--- Written request ---
Your task is to write out only the lines running from the line with "Write the Altair code for this chart." to the line with "return round(100 * (1 - 10 ** (-e)), 3)", both ends kept, with no images.

--- Entries with chart source code ---
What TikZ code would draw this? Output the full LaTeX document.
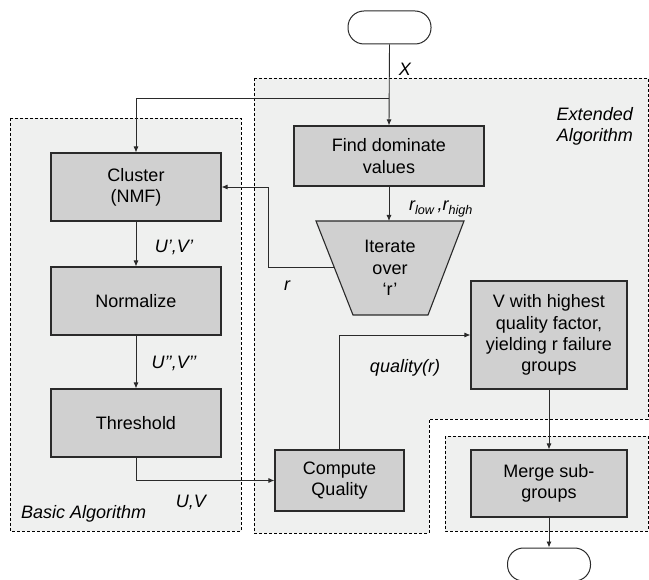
\documentclass[tikz,border=0pt]{standalone}
\usepackage{fontspec}
\setmainfont{Liberation Sans}
\usetikzlibrary{arrows.meta,calc}
\definecolor{boxfill}{HTML}{D0D0D0}
\definecolor{regfill}{HTML}{EFF0EF}
\definecolor{edgec}{HTML}{2A2A2A}
\begin{document}
\begin{tikzpicture}[x=1pt,y=-1pt,
  proc/.style={draw=edgec,fill=boxfill,line width=1.1pt,align=center,inner sep=0pt,font=\fontsize{18}{21.3}\selectfont},
  term/.style={draw=edgec,fill=white,rounded corners=16pt,line width=1pt,inner sep=0pt,minimum width=83pt,minimum height=33pt},
  region/.style={draw=black,fill=regfill,line width=0.9pt,dash pattern=on 3pt off 2pt},
  arr/.style={draw=edgec,line width=0.9pt,-{Latex[length=6pt,width=5pt]}},
  lbl/.style={font=\fontsize{18}{21.3}\selectfont\itshape,inner sep=0pt},
  ]
\useasboundingbox (0,0) rectangle (649,580);
% regions
\path[region] (10,118) rectangle (241,531);
\path[region] (254,78) -- (648,78) -- (648,419) -- (429,419) -- (429,533) -- (254,533) -- cycle;
\path[region] (445,436) rectangle (648,531);
% nodes
\node[term] (start) at (389.5,27.5) {};
\node[proc,minimum width=190pt,minimum height=60pt] (find) at (389,156) {Find dominate\\values};
\node[proc,minimum width=170pt,minimum height=68pt] (cluster) at (136,187) {Cluster\\(NMF)};
\node[proc,minimum width=170pt,minimum height=68pt] (norm) at (136,301) {Normalize};
\node[proc,minimum width=170pt,minimum height=68pt] (thr) at (136,423) {Threshold};
\node[proc,minimum width=129pt,minimum height=61pt] (comp) at (339.5,480.5) {Compute\\Quality};
\node[proc,minimum width=156pt,minimum height=108pt] (vbox) at (549,335) {V with highest\\quality factor,\\yielding r failure\\groups};
\node[proc,minimum width=156pt,minimum height=67pt] (merge) at (549,483.5) {Merge sub-\\groups};
\node[term] (end) at (549,564.5) {};
% trapezoid
\draw[draw=edgec,fill=boxfill,line width=1.1pt] (316,221) coordinate (itl) -- (464,221) coordinate (itr) -- (428,315) coordinate (ibr) -- (353,315) coordinate (ibl) -- cycle;
\node[align=center,inner sep=0pt,font=\fontsize{18}{21.3}\selectfont] (iter) at (390,268) {Iterate\\over\\‘r’};
\coordinate (ittop) at (389,221);
\coordinate (fb) at ($(itl)!0.489!(ibl)$);
\coordinate (br) at (389,98);
\coordinate (fbc) at (268,187);
% connectors
\draw[arr] (start.south) -- (find.north);
\draw[arr] (br) -| (cluster.north);
\draw[arr] (find.south) -- (ittop);
\draw[arr] (fb) -| (fbc) -- (cluster.east);
\draw[arr] (cluster.south) -- (norm.north);
\draw[arr] (norm.south) -- (thr.north);
\draw[arr] (thr.south) |- (comp.west);
\draw[arr] (comp.north) |- (vbox.west);
\draw[arr] (vbox.south) -- (merge.north);
\draw[arr] (merge.south) -- (end.north);
% labels
\node[lbl] (lx) at (405,69) {X};
\node[lbl] (lr) at (441,209) {r\textsubscript{low}\,,r\textsubscript{high}};
\node[lbl] (luv1) at (174,247) {U’,V’};
\node[lbl] (luv2) at (174,363) {U’’,V’’};
\node[lbl] (lrr) at (287,286) {r};
\node[lbl] (lq) at (405,368) {quality(r)};
\node[lbl] (luv) at (191,502) {U,V};
\node[lbl,anchor=west] (lbasic) at (21,514) {Basic Algorithm};
\node[lbl,align=right,anchor=east] (lext) at (633,126) {Extended\\Algorithm};
\end{tikzpicture}
\end{document}
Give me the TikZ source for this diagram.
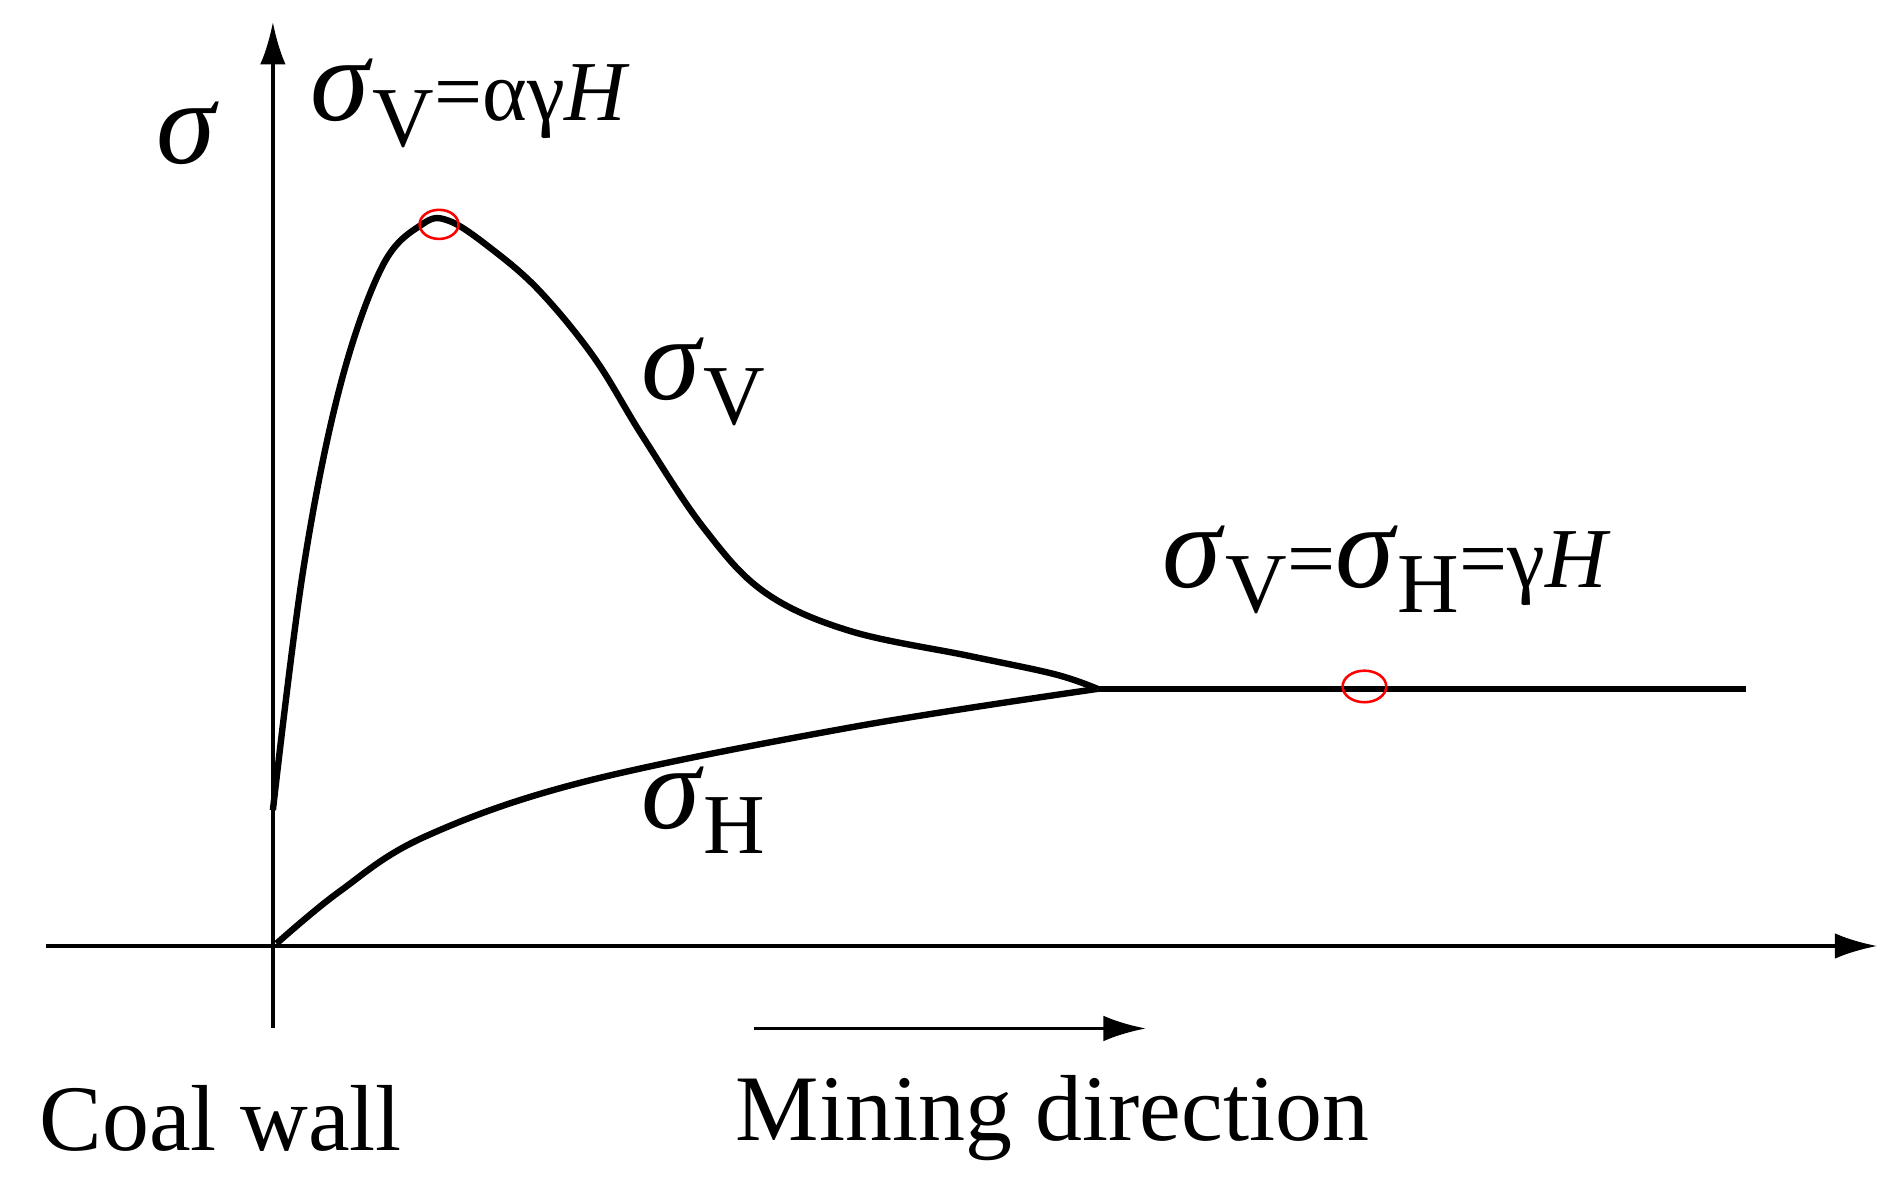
\documentclass[tikz,border=0pt]{standalone}
\usepackage{fontspec}
\setmainfont{Liberation Serif}
\usetikzlibrary{arrows.meta,shapes.geometric}
\begin{document}
\begin{tikzpicture}[x=0.01cm,y=-0.01cm,
  lbl/.style={inner sep=0},
  curve/.style={line width=1.5pt},
  ax/.style={line width=0.9pt,-{Latex[length=10pt,width=6pt]}},
  mk/.style={red,line width=0.6pt}]
\useasboundingbox (0,0) rectangle (1560,988);
\newcommand{\sig}{\fontsize{28}{32}\selectfont\textit{σ}}
\newcommand{\sub}[1]{\fontsize{20}{24}\selectfont\raisebox{-0.3em}{#1}}
\newcommand{\nrm}{\fontsize{20}{24}\selectfont}
\coordinate (yb) at (225,848);
\coordinate (yt) at (225,18);
\coordinate (xl) at (38,780);
\coordinate (xr) at (1548,780);
\draw[ax] (yb) -- (yt);
\draw[ax] (xl) -- (xr);
\coordinate (ma) at (622,848);
\coordinate (mb) at (945,848);
\draw[ax] (ma) -- (mb);
\coordinate (meet) at (905,568);
\coordinate (far) at (1440,568);
\draw[curve] plot[smooth,tension=0.6] coordinates {(225,668) (250,470) (280,320) (315,220) (348,185) (370,182) (405,205) (445,240) (490,295) (530,360) (580,435) (630,488) (700,520) (800,541) (870,556) (905,568)};
\draw[curve] plot[smooth,tension=0.6] coordinates {(228,778) (280,735) (350,690) (480,645) (700,600) (905,568)};
\draw[curve] (meet) -- (far);
\node[mk,draw,ellipse,minimum width=0.32cm,minimum height=0.24cm,inner sep=0] (m1) at (362,185) {};
\node[mk,draw,ellipse,minimum width=0.36cm,minimum height=0.26cm,inner sep=0] (m2) at (1125,566) {};
\node[lbl] (s) at (155,110) {\sig};
\node[lbl,anchor=west] (l1) at (255,85) {\sig\sub{V}\nrm =αγ\textit{H}};
\node[lbl,anchor=west] (l2) at (528,315) {\sig\sub{V}};
\node[lbl,anchor=west] (l3) at (958,470) {\sig\sub{V}\nrm =\sig\sub{H}\nrm =γ\textit{H}};
\node[lbl,anchor=west] (l4) at (528,668) {\sig\sub{H}};
\node[lbl,anchor=west,font=\fontsize{22}{26}\selectfont] (cw) at (32,922) {Coal wall};
\node[lbl,anchor=west,font=\fontsize{22}{26}\selectfont] (md) at (606,922) {Mining direction};
\end{tikzpicture}
\end{document}
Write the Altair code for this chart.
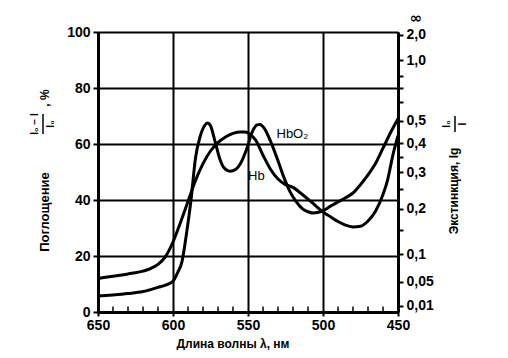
import altair as alt
import pandas as pd

# --- data ---
hb_lam = [650, 640, 630, 620, 615, 610, 605, 600, 595, 590, 585, 580, 575, 570, 565, 560, 555, 552,
          548, 545, 540, 535, 530, 525, 520, 515, 510, 505, 500, 495, 490, 485, 480, 475, 470, 465,
          460, 457, 455, 453, 451, 450]
hb_pct = [12, 12.8, 13.6, 14.6, 15.5, 17, 19.8, 25, 32, 39.5, 47, 53, 57.5, 60.5, 62.5, 63.8, 64.3, 64.3,
          63.2, 61.5, 56, 51, 47.5, 45.5, 44.5, 42.5, 40.3, 38, 35.7, 34, 32.3, 31, 30.4, 30.6, 32.5, 36,
          42, 47, 52, 57, 61, 63]

hbo2_lam = [650, 640, 630, 620, 610, 605, 600, 597, 594, 591, 588, 585, 582, 579, 577, 575, 572, 569,
            566, 562, 558, 555, 551, 547, 544, 542, 539, 535, 530, 526, 522, 518, 514, 510, 507, 503,
            500, 495, 490, 485, 480, 475, 470, 465, 460, 455, 450]
hbo2_pct = [5.7, 6.1, 6.6, 7.3, 8.8, 9.6, 11, 14, 18, 28, 40, 55, 62.5, 66.5, 67.5, 66.5, 61, 55,
            51.5, 50.3, 51, 53, 58, 64.5, 66.8, 67, 65.5, 61, 54, 48, 43, 39.5, 37, 35.8, 35.4, 35.6,
            36.2, 37.8, 39.3, 40.8, 42.5, 45.5, 49, 53, 58.5, 64, 69]

x_ticks = [650, 600, 550, 500, 450]
x_minor = [640, 630, 620, 610, 590, 580, 570, 560, 540, 530, 520, 510, 490, 480, 470, 460]
y_ticks = [0, 20, 40, 60, 80, 100]
ext_major = [2.0, 1.0, 0.5, 0.4, 0.3, 0.2, 0.1, 0.05, 0.01]
ext_labels = ["2,0", "1,0", "0,5", "0,4", "0,3", "0,2", "0,1", "0,05", "0,01"]
ext_minor = [0.8, 0.7, 0.6, 0.35, 0.25, 0.15]

# --- tables ---
rows = []
for i, (l, p) in enumerate(zip(hb_lam, hb_pct)):
    rows.append({"series": "Hb", "lam": l, "pct": p, "idx": i})
for i, (l, p) in enumerate(zip(hbo2_lam, hbo2_pct)):
    rows.append({"series": "HbO2", "lam": l, "pct": p, "idx": i})
df = pd.DataFrame(rows)

def e2pct(e):
    return round(100 * (1 - 10 ** (-e)), 3)

right_vals = [e2pct(e) for e in ext_major] + [e2pct(e) for e in ext_minor]
expr = "''"
for e, lab in reversed(list(zip(ext_major, ext_labels))):
    expr = f"abs(datum.value - {e2pct(e)}) < 0.01 ? '{lab}' : ({expr})"

FONT = "Liberation Sans"
xscale = alt.Scale(domain=[450, 650], reverse=True, nice=False, zero=False)
yscale = alt.Scale(domain=[0, 100], nice=False)

xaxis = alt.Axis(values=x_ticks, grid=True, gridColor="black", gridWidth=2, domainWidth=3,
                 domainColor="black", tickColor="black", tickWidth=2, tickSize=4, labelPadding=2,
                 labelFont=FONT, labelFontSize=14, labelFontWeight="bold", labelColor="black",
                 format="d", title=None, labelFlush=False)
yaxis = alt.Axis(values=y_ticks, grid=True, gridColor="black", gridWidth=2, domainWidth=3,
                 domainColor="black", tickColor="black", tickWidth=2, tickSize=5, labelPadding=3,
                 labelFont=FONT, labelFontSize=14, labelFontWeight="bold", labelColor="black",
                 title=None, orient="left")
raxis = alt.Axis(values=right_vals, grid=False, domainWidth=3, domainColor="black",
                 tickColor="black", tickWidth=2, tickSize=5, labelPadding=3, labelExpr=expr,
                 labelFont=FONT, labelFontSize=14, labelFontWeight="bold", labelColor="black",
                 title=None, orient="right", labelOverlap=False, labelBound=False)

lines = alt.Chart(df).mark_line(color="black", strokeWidth=3, interpolate="monotone").encode(
    x=alt.X("lam:Q", scale=xscale, axis=xaxis),
    y=alt.Y("pct:Q", scale=yscale, axis=yaxis),
    detail="series:N",
    order="idx:Q",
)

minor_df = pd.DataFrame({"lam": x_minor, "y0": [0] * len(x_minor), "y1": [2] * len(x_minor)})
minor = alt.Chart(minor_df).mark_rule(color="black", strokeWidth=1.5).encode(
    x=alt.X("lam:Q", scale=xscale, axis=xaxis),
    y=alt.Y("y0:Q", scale=yscale, axis=None),
    y2="y1:Q",
)

inf_df = pd.DataFrame({"lam": [450], "pct": [104.9], "t": ["∞"]})
inf = alt.Chart(inf_df).mark_text(font="DejaVu Sans", fontSize=15, fontWeight="bold", dx=18,
                                  color="black").encode(
    x=alt.X("lam:Q", scale=xscale, axis=xaxis),
    y=alt.Y("pct:Q", scale=yscale, axis=raxis),
    text="t:N",
)

lab_df = pd.DataFrame({"lam": [531, 550], "pct": [63.5, 48.6], "t": ["HbO₂", "Hb"]})
labels = alt.Chart(lab_df).mark_text(font=FONT, fontSize=13, align="left", color="black").encode(
    x=alt.X("lam:Q", scale=xscale, axis=xaxis),
    y=alt.Y("pct:Q", scale=yscale, axis=None),
    text="t:N",
)

def txt(s, x, y, size=12, angle=0):
    return alt.Chart(pd.DataFrame({"t": [s]})).mark_text(
        font=FONT, fontSize=size, fontWeight="bold", angle=angle, align="center",
        baseline="middle", color="black").encode(x=alt.value(x), y=alt.value(y), text="t:N")

def bar(x, y1, y2):
    return alt.Chart(pd.DataFrame({"a": [0]})).mark_rule(color="black", strokeWidth=1.5).encode(
        x=alt.value(x), y=alt.value(y1), y2=alt.value(y2))

titles = [
    txt("Длина волны λ, нм", 135, 312, 12),
    txt("Поглощение", -53, 180, 13, 270),
    txt("I₀ − I", -63, 92, 10, 270),
    bar(-55, 82, 102),
    txt("I₀", -47, 92, 10, 270),
    txt(", %", -53, 66, 12, 270),
    txt("Экстинкция, lg", 356, 159, 12, 270),
    txt("I₀", 349, 92, 10, 270),
    bar(357, 84, 100),
    txt("I", 365, 92, 10, 270),
]

chart = alt.layer(lines, minor, labels, inf, *titles).resolve_scale(y="independent").properties(
    width=300, height=280,
    autosize=alt.AutoSizeParams(type="none"),
    padding={"left": 90, "top": 24, "right": 102, "bottom": 38},
).configure_view(stroke=None).configure(background="white")

chart.save("out.html", embed_options={"renderer": "svg", "actions": False})
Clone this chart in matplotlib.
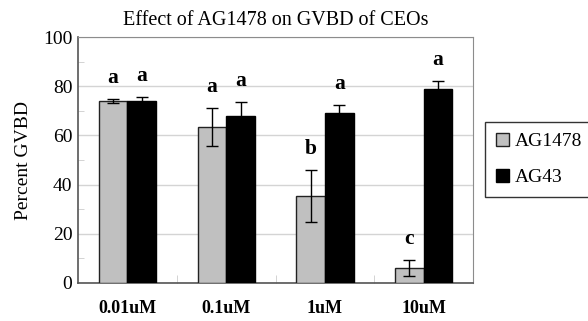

--- Task response ---
Write the Altair code for this chart.
import altair as alt
import pandas as pd

# --- data ---
hb_lam = [650, 640, 630, 620, 615, 610, 605, 600, 595, 590, 585, 580, 575, 570, 565, 560, 555, 552,
          548, 545, 540, 535, 530, 525, 520, 515, 510, 505, 500, 495, 490, 485, 480, 475, 470, 465,
          460, 457, 455, 453, 451, 450]
hb_pct = [12, 12.8, 13.6, 14.6, 15.5, 17, 19.8, 25, 32, 39.5, 47, 53, 57.5, 60.5, 62.5, 63.8, 64.3, 64.3,
          63.2, 61.5, 56, 51, 47.5, 45.5, 44.5, 42.5, 40.3, 38, 35.7, 34, 32.3, 31, 30.4, 30.6, 32.5, 36,
          42, 47, 52, 57, 61, 63]

hbo2_lam = [650, 640, 630, 620, 610, 605, 600, 597, 594, 591, 588, 585, 582, 579, 577, 575, 572, 569,
            566, 562, 558, 555, 551, 547, 544, 542, 539, 535, 530, 526, 522, 518, 514, 510, 507, 503,
            500, 495, 490, 485, 480, 475, 470, 465, 460, 455, 450]
hbo2_pct = [5.7, 6.1, 6.6, 7.3, 8.8, 9.6, 11, 14, 18, 28, 40, 55, 62.5, 66.5, 67.5, 66.5, 61, 55,
            51.5, 50.3, 51, 53, 58, 64.5, 66.8, 67, 65.5, 61, 54, 48, 43, 39.5, 37, 35.8, 35.4, 35.6,
            36.2, 37.8, 39.3, 40.8, 42.5, 45.5, 49, 53, 58.5, 64, 69]

x_ticks = [650, 600, 550, 500, 450]
x_minor = [640, 630, 620, 610, 590, 580, 570, 560, 540, 530, 520, 510, 490, 480, 470, 460]
y_ticks = [0, 20, 40, 60, 80, 100]
ext_major = [2.0, 1.0, 0.5, 0.4, 0.3, 0.2, 0.1, 0.05, 0.01]
ext_labels = ["2,0", "1,0", "0,5", "0,4", "0,3", "0,2", "0,1", "0,05", "0,01"]
ext_minor = [0.8, 0.7, 0.6, 0.35, 0.25, 0.15]

# --- tables ---
rows = []
for i, (l, p) in enumerate(zip(hb_lam, hb_pct)):
    rows.append({"series": "Hb", "lam": l, "pct": p, "idx": i})
for i, (l, p) in enumerate(zip(hbo2_lam, hbo2_pct)):
    rows.append({"series": "HbO2", "lam": l, "pct": p, "idx": i})
df = pd.DataFrame(rows)

def e2pct(e):
    return round(100 * (1 - 10 ** (-e)), 3)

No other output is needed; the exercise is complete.